The pressures described in the article apply to the ruling class in Canada, the US, China and pretty much everywhere else, so this article could be I'm multiple threads. such as Brexit, Grand Strategy for a Divided America, or even Deconstructing Progressive Thought. The creation of parallel structures is part of the replacement of existing structures which are no longer functioning. Lots to ponder:

https://pjmedia.com/richardfernandez/2017/07/14/unconventional-wisdom/

Quote
Unconventional Wisdom
BY RICHARD FERNANDEZ JULY 14, 2017 CHAT 132 COMMENTS

Conventional Wisdom

During the Cold War the Soviets were contained by physically surrounding them with allies (NATO) while pelting its firewall with messages from the Voice of America, Newsweek and CNN.  Precious little got through.  Just how total this exclusion in the pre-Internet and BC (Before Cellphone) days was is illustrated by the story of defector Viktor Belenko and the American supermarket.  Traveling through suburban Virginia he noted the vast array of goods and absence of rotten smells in these establishments and suspected Fake News.

"I congratulate you," Belenko said en route back to the mansion. "That was a spectacular show you put on for me."
"What do you mean?'

"I mean that place; it's like one of our show kolkhozes where [our government] takes foreigners."

Nick laughed, but not Peter. ["Belenko], I give you my word that what you've just seen is a common, typical shopping center. There are tens of thousands of them all over [the U.S.A.]. Anywhere you go in the United States, north, south, east, west, you will see pretty much the same. Many of the shopping centers in the suburbs of our cities are bigger and fancier and nicer."

But it wasn't fake; just that Belenko's mind couldn't take in the new paradigm.  Forty years later the Internet, cellphone and a shift "from a centrally planned economy to a globally integrated market economy" made the sight of consumer goods familiar in Russia.  But finding the money to buy these goodies depended on oil.  Oil is the lifeblood of Putin's ambitions and his Achille's heel.  Obama's reset with Russia may have failed to slow Putin but the lack of money caused by sanctions and the collapse of oil prices worked just as advertised.

The Russian economy experienced two major shocks in 2014 ... the first shock was the sharp decline in oil prices during the third and fourth quarter of 2014, exposing Russia’s extreme dependence on global commodity cycles. ... The second shock was the economic sanctions resulting from geopolitical tensions, which negatively affected investor appetite for Russian investments.

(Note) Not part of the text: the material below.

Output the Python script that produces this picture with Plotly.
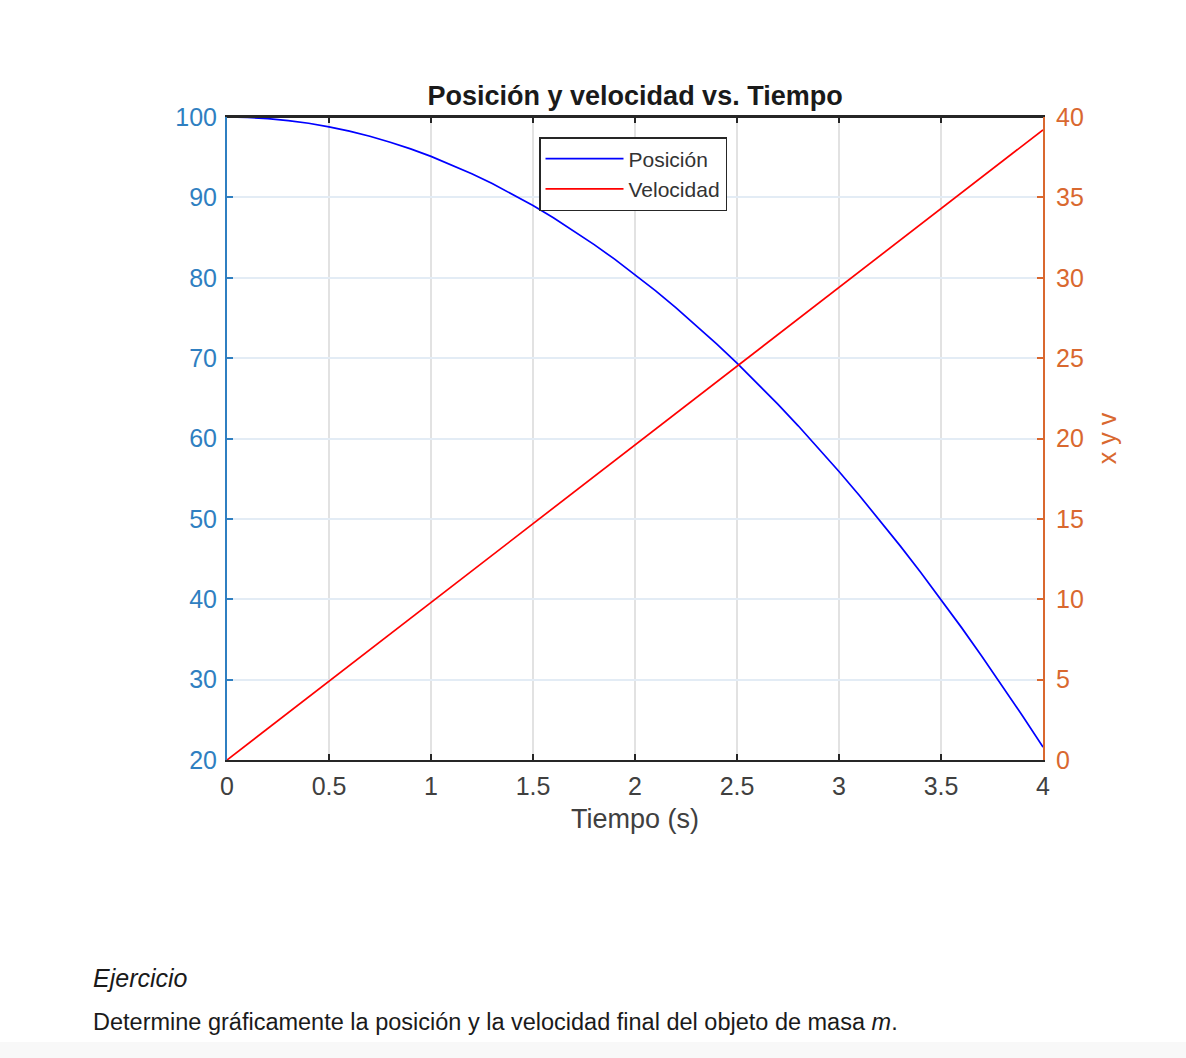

Lack of money was a powerful restraint.  The oil crash collapsed the ruble and forced a 27% reduction in the Kremlin's military budget in 2016.  With oil prices set to stay flat the Russians have to keep drilling and investing simply to stay level as the Oxford Institute for Energy Studies notes.  The Kremlin doesn't make any real spending money until world oil price gets above levels before the great oil crash of 2014, which may not happen any time soon. As the Oxford study explains:

The correlation between upstream spending in ruble terms and oil production is ... an R-square of 0.96. However, companies would not spend their money on increasing output without some commercial incentive, no matter how much the Kremlin might urge it [without] ... the Russian tax system ...

these taxes ... are also calculated relative to the oil price and have a sliding scale. The rate of export tax, for example, changes when the oil price goes above $15, $20 and $25/barrel. As a result, as the oil price rises the government take increases significantly, but when it falls it is government revenues that take the largest hit.

You would think this a Eureka moment: to contain oil prices is to contain Russia (and Islamism). But cheap fossil fuels are not everyone's cup of tea.  "Drill, baby, drill" is not popular on the left.  Even though liberals understand the power of cheap energy -- one of Hillary's supposedly hacked emails even alleged anti-fracking and environmental causes were a Russian plot to depress oil production -- to advocate it is bad progressive politics. This probably led the Saudis to Hillary's camp in 2016. "According to Bob McNally, president of consulting firm Rapidan Group, countries in the oil-producing Middle East, including Saudi Arabia, are hoping for Hillary Clinton to become president."

"It is no secret that the Saudis and other Gulf Sunni powers are rooting for Mrs. Clinton," McNally told CNBC from Vienna ahead of Thursday's widely eyed OPEC meeting.

"(There is) a lot of concern and anxiety about what Donald Trump would mean," he said.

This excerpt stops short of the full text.